Are you saying,  the size problem is excusable because on other lisp
environments are bigger?  possibly you've noticed the recent discussion
about how mcl application size can be reduced?  I believe the geist
of the conversation has been, 'yes,  we can do it,  but it's not a priority'.
 
I come from the c++ world and, as a student, the $500 I paid for MCL was
a significant investment in the hopes that I would be able to create
distributable software.  However,  this I cannot do...  most people
who I sell to: (a) don't have 4 meg machines,  (b) don't want 2 meg
programs filling up their hd, (c) can't figure out how to install
progams broken into two halves on two floppy disks,  and (d) don't
want to hear any excuses for any of the above.
 
> Priorities are not promises!  When an employee of a vendor states a
> priority he is not making a promise.  Priorities should evolve and
> push and pull against other priorities.  For example keeping MCL in
> synch. with the Common Lisp Standard, and the Macintosh toolbox is
> presumably a priority too.  Both of those are more than twice the size
> today.
 
I never said it was a promise.  perhaps you read that into the text.
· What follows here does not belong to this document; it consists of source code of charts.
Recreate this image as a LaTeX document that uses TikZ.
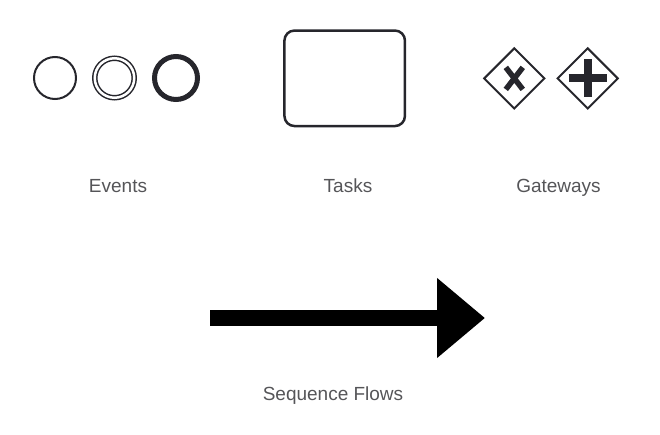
\documentclass[tikz,border=0pt]{standalone}
\usepackage{fontspec}
\setmainfont{Liberation Sans}
\usetikzlibrary{shapes.geometric, arrows.meta}

\definecolor{shapeink}{RGB}{38,38,44}
\definecolor{labelink}{RGB}{85,85,88}

\begin{document}
\begin{tikzpicture}[
	x = 1pt, y = -1pt,
	evshape/.style = {circle, draw = shapeink, inner sep = 0pt},
	gwshape/.style = {diamond, draw = shapeink, line width = 2pt, minimum width = 61pt, minimum height = 61pt, inner sep = 0pt},
	gwmark/.style = {draw = shapeink, line width = 5pt},
	lbl/.style = {anchor = base, text = labelink, font = \fontsize{19}{22}\selectfont, inner sep = 0pt}
]

\useasboundingbox (0, 0) rectangle (660, 434);

\node[evshape, line width = 2pt, minimum size = 42pt] (evstart) at (55, 78) {};
\node[evshape, line width = 1.5pt, double = white, double distance = 2.5pt, minimum size = 39.5pt] (evinter) at (114.5, 78) {};
\node[evshape, line width = 5pt, minimum size = 43pt] (evend) at (176, 78) {};

\node[draw = shapeink, line width = 2.5pt, rounded corners = 10pt, minimum width = 120.5pt, minimum height = 95.5pt, inner sep = 0pt] (task) at (344.7, 78.3) {};

\node[gwshape] (gwexcl) at (514.3, 78.4) {};
\node[gwshape] (gwpar) at (587.7, 78.4) {};

\draw[gwmark, line width = 5.5pt, shift = {(gwexcl.center)}]
	(-8.5, -11) -- (8.5, 11)
	(8.5, -11) -- (-8.5, 11);
\draw[gwmark, line width = 8pt, shift = {(gwpar.center)}]
	(-19, 0) -- (19, 0)
	(0, -19) -- (0, 19);

\node[lbl] (lblevents) at (118, 192) {Events};
\node[lbl] (lbltasks) at (348, 192) {Tasks};
\node[lbl] (lblgateways) at (558.5, 192) {Gateways};

\coordinate (flowstart) at (210, 318);
\coordinate (flowend) at (485, 318);
\draw[line width = 16pt, -{Triangle[length = 48pt 0 0, width = 77pt 0 0]}] (flowstart) -- (flowend);

\node[lbl] (lblflows) at (333, 400) {Sequence Flows};

\end{tikzpicture}
\end{document}
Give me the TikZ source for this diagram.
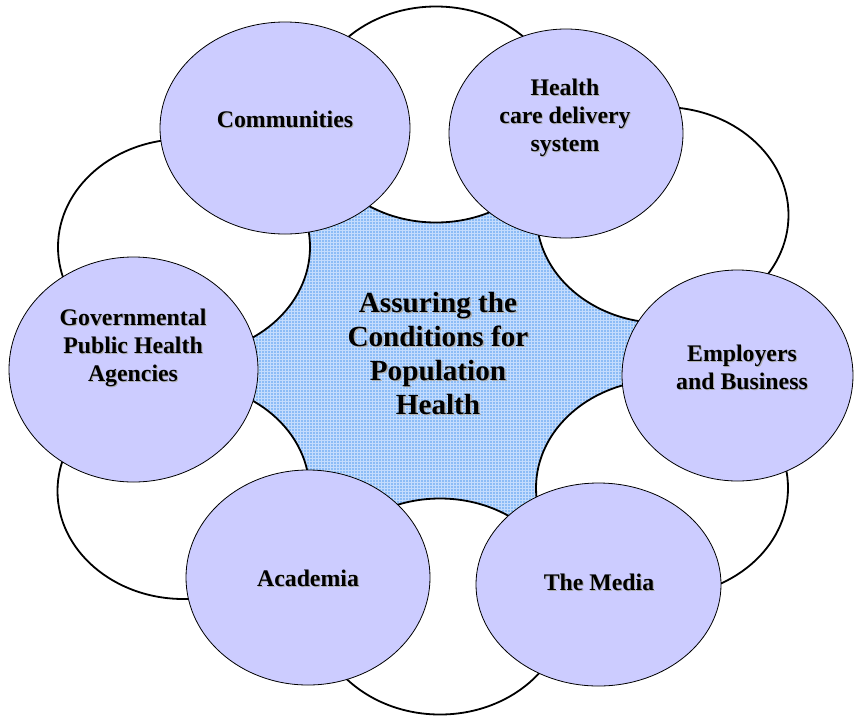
\documentclass[tikz,border=0pt]{standalone}
\usepackage{fontspec}
\setmainfont{Liberation Serif}
\usetikzlibrary{shapes.geometric,patterns}
\definecolor{lav}{RGB}{204,204,255}
\definecolor{gridbase}{RGB}{140,188,246}
\definecolor{gridline}{RGB}{196,220,253}
\definecolor{shadowgray}{RGB}{175,175,175}
\begin{document}
\begin{tikzpicture}[x=1pt,y=-1pt,
  whiteell/.style={ellipse, draw=black, line width=1.8pt, fill=white,
    minimum width=252pt, minimum height=216pt, inner sep=0pt},
  lavell/.style={ellipse, draw=black, line width=0.8pt, fill=lav, inner sep=0pt},
  lbl/.style={font=\fontsize{23.8}{28}\selectfont\bfseries, align=center, inner sep=0pt},
  lblshadow/.style={lbl, text=shadowgray},
  ctr/.style={font=\fontsize{29.2}{34}\selectfont\bfseries, align=center, inner sep=0pt},
  ctrshadow/.style={ctr, text=shadowgray}]
\useasboundingbox (0,0) rectangle (854,716);
\fill[white] (0,0) rectangle (854,716);
% coordinates of shape centres
\coordinate (cw1) at (436,114.5);
\coordinate (cw2) at (662.5,215);
\coordinate (cw3) at (662,488);
\coordinate (cw4) at (440,606.5);
\coordinate (cw5) at (183.5,491);
\coordinate (cw6) at (184,247);
\coordinate (ccomm) at (285,128);
\coordinate (chcd) at (566,133.5);
\coordinate (cemp) at (737.5,375.5);
\coordinate (cmedia) at (598.5,584.5);
\coordinate (cacad) at (308,577.5);
\coordinate (cgov) at (133.5,369.5);
% central hatched region
\path[preaction={fill=gridbase}, pattern=grid, pattern color=gridline]
  (cw1) -- (chcd) -- (cw2) -- (cemp) -- (cw3) -- (cmedia) -- (cw4)
  -- (cacad) -- (cw5) -- (cgov) -- (cw6) -- (ccomm) -- cycle;
% white ellipses
\node[whiteell] (w1) at (cw1) {};
\node[whiteell] (w2) at (cw2) {};
\node[whiteell] (w3) at (cw3) {};
\node[whiteell] (w4) at (cw4) {};
\node[whiteell] (w5) at (cw5) {};
\node[whiteell] (w6) at (cw6) {};
% lavender ellipses
\node[lavell, minimum width=250pt, minimum height=212pt] (comm) at (ccomm) {};
\node[lavell, minimum width=234pt, minimum height=209pt] (hcd) at (chcd) {};
\node[lavell, minimum width=231pt, minimum height=211pt] (emp) at (cemp) {};
\node[lavell, minimum width=245pt, minimum height=203pt] (media) at (cmedia) {};
\node[lavell, minimum width=244pt, minimum height=215pt] (acad) at (cacad) {};
\node[lavell, minimum width=249pt, minimum height=225pt] (gov) at (cgov) {};
% labels
\node[lblshadow] (commS) at (286,120) {Communities};
\node[lbl] (commT) at (285,119) {Communities};
\node[lblshadow] (hcdS) at (566,119) {Health\\care delivery\\system};
\node[lbl] (hcdT) at (565,118) {Health\\care delivery\\system};
\node[lblshadow] (govS) at (134,348.5) {Governmental\\Public Health\\Agencies};
\node[lbl] (govT) at (133,347.5) {Governmental\\Public Health\\Agencies};
\node[lblshadow] (empS) at (743,368.5) {Employers\\and Business};
\node[lbl] (empT) at (742,367.5) {Employers\\and Business};
\node[lblshadow] (acadS) at (309,579) {Academia};
\node[lbl] (acadT) at (308,578) {Academia};
\node[lblshadow] (mediaS) at (600,583.5) {The Media};
\node[lbl] (mediaT) at (599,582.5) {The Media};
\node[ctrshadow] (centerS) at (439.5,355) {Assuring the\\Conditions for\\Population\\Health};
\node[ctr] (centerT) at (438,353.5) {Assuring the\\Conditions for\\Population\\Health};
\end{tikzpicture}
\end{document}
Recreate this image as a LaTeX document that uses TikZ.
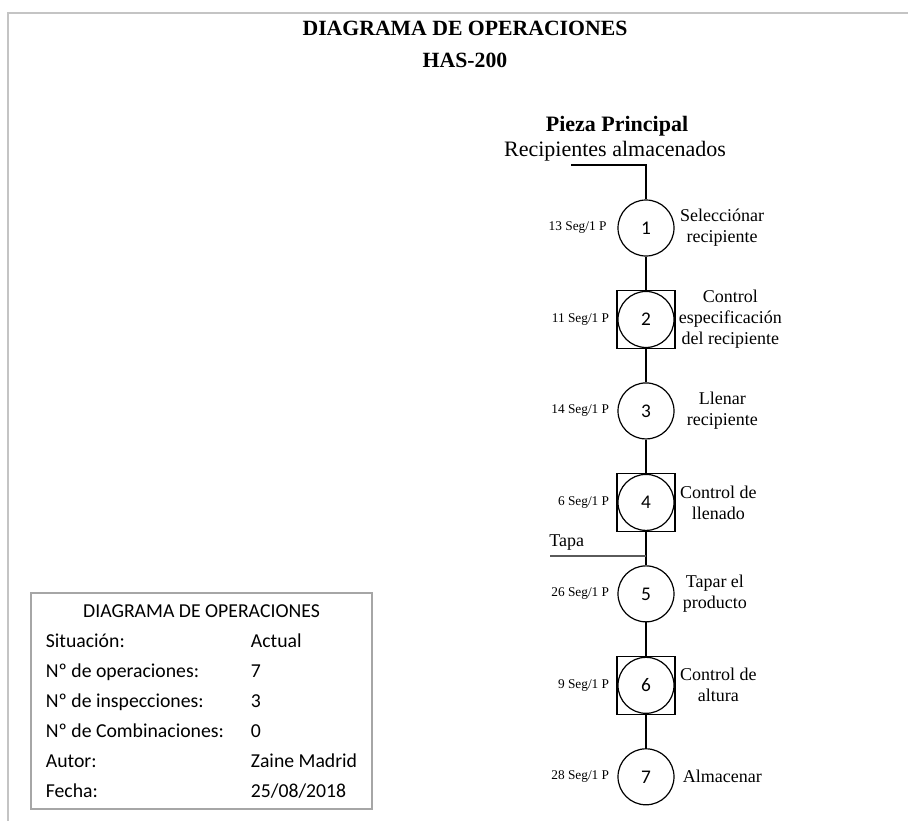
\documentclass[tikz,border=0pt]{standalone}
\usepackage{fontspec}
\setmainfont{Liberation Serif}
\newfontfamily\calibri{Carlito}
\usepackage{tikz}
\usetikzlibrary{positioning}
\definecolor{framegray}{RGB}{196,196,196}
\definecolor{boxgray}{RGB}{166,166,166}
\definecolor{tapagray}{RGB}{90,90,90}
\tikzset{
  op/.style={circle, draw, line width=0.9pt, minimum size=42pt, inner sep=0pt, font=\calibri\fontsize{14.5}{16}\selectfont},
  insp/.style={rectangle, draw, line width=0.9pt, minimum size=43.5pt, inner sep=0pt},
  tm/.style={inner sep=0pt, font=\fontsize{10}{12}\selectfont},
  lbl/.style={inner sep=0pt, align=center, font=\fontsize{13.5}{15.75}\selectfont},
  conn/.style={line width=0.9pt},
}
\begin{document}
\begin{tikzpicture}[x=0.75pt, y=-0.75pt, node distance=68.6pt]
  \useasboundingbox (0,0) rectangle (908,821);
  \draw[framegray, line width=1.5pt] (7.5,821) |- (908,12.5);

  % titulo
  \node[font=\bfseries\fontsize{16.3}{19}\selectfont] (title) at (465,28) {DIAGRAMA DE OPERACIONES};
  \node[font=\bfseries\fontsize{16.3}{19}\selectfont] (code) at (465,60) {HAS-200};
  \node[font=\bfseries\fontsize{16.5}{19}\selectfont] (pieza) at (617,126) {Pieza Principal};
  \node[font=\fontsize{16.5}{19}\selectfont] (recip) at (615,151) {Recipientes almacenados};

  % operaciones e inspecciones
  \node[op] (o1) at (646,228) {1};
  \node[op, on grid, below=of o1] (o2) {2};
  \node[insp] (s2) at (o2) {};
  \node[op, on grid, below=of o2] (o3) {3};
  \node[op, on grid, below=of o3] (o4) {4};
  \node[insp] (s4) at (o4) {};
  \node[op, on grid, below=of o4] (o5) {5};
  \node[op, on grid, below=of o5] (o6) {6};
  \node[insp] (s6) at (o6) {};
  \node[op, on grid, below=of o6] (o7) {7};

  % tiempos
  \node[tm, left=8pt of o1] (t1) {13 Seg/1 P};
  \node[tm, left=6pt of o2] (t2) {11 Seg/1 P};
  \node[tm, left=6pt of o3] (t3) {14 Seg/1 P};
  \node[tm, left=6pt of o4] (t4) {6 Seg/1 P};
  \node[tm, left=6pt of o5] (t5) {26 Seg/1 P};
  \node[tm, left=6pt of o6] (t6) {9 Seg/1 P};
  \node[tm, left=6pt of o7] (t7) {28 Seg/1 P};

  % descripciones
  \node[lbl, right=4pt of o1] (d1) {Selecciónar\\recipiente};
  \node[lbl, right=3pt of o2] (d2) {Control\\especificación\\del recipiente};
  \node[lbl, right=9pt of o3] (d3) {Llenar\\recipiente};
  \node[lbl, right=4pt of o4] (d4) {Control de\\llenado};
  \node[lbl, right=6pt of o5] (d5) {Tapar el\\producto};
  \node[lbl, right=4pt of o6] (d6) {Control de\\altura};
  \node[lbl, right=6pt of o7] (d7) {Almacenar};

  % conexiones
  \coordinate (in1) at (571,165);
  \draw[conn] (in1) -| (o1);
  \draw[conn] (o1) -- (s2);
  \draw[conn] (s2) -- (o3);
  \draw[conn] (o3) -- (s4);
  \draw[conn] (s4) -- (o5);
  \draw[conn] (o5) -- (s6);
  \draw[conn] (s6) -- (o7);
  \coordinate (tp) at (550,556);
  \draw[conn, tapagray] (tp) -- (tp -| o5);
  \node[lbl, anchor=west] (tapa) at (549,543) {Tapa};

  % cuadro resumen
  \node[draw=boxgray, line width=0.8pt, minimum width=255.75pt, minimum height=162pt, inner sep=0pt,
        font=\calibri\fontsize{14.8}{22.5}\selectfont] (info) at (201.5,701)
    {\begin{tabular}{@{}p{153.75pt}@{}l@{}}
      \multicolumn{2}{c}{DIAGRAMA DE OPERACIONES}\\
      Situación: & Actual\\
      Nº de operaciones: & 7\\
      Nº de inspecciones: & 3\\
      Nº de Combinaciones: & 0\\
      Autor: & Zaine Madrid\\
      Fecha: & 25/08/2018
    \end{tabular}};
\end{tikzpicture}
\end{document}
However, it is misleading (intentionally) to state that something
of significant concern to someone is a priority, implying that work is
being done about it, when infact none is being done at all.
 
> Even from outside of Apple you can see that they care deeply about
> this issue.  The entire Dylan effort is but one example of that.
 
Well,  that's great,  but Dylan isn't Lisp.
 
> Finally.  The mother ship idea was not intended to divert attention
> away from a discussion of where MCL should go.  It was intended as a
> cheap (do it today) solution to the problem that MCL hackers have:
> "I can't distribute this little toy I just built."
 
wellll excuse me,  but in the 'real world' people actually do sell
the programs they write and these are legitimate concerns.
Is the cheap (do it today) solution the only one we're going to get?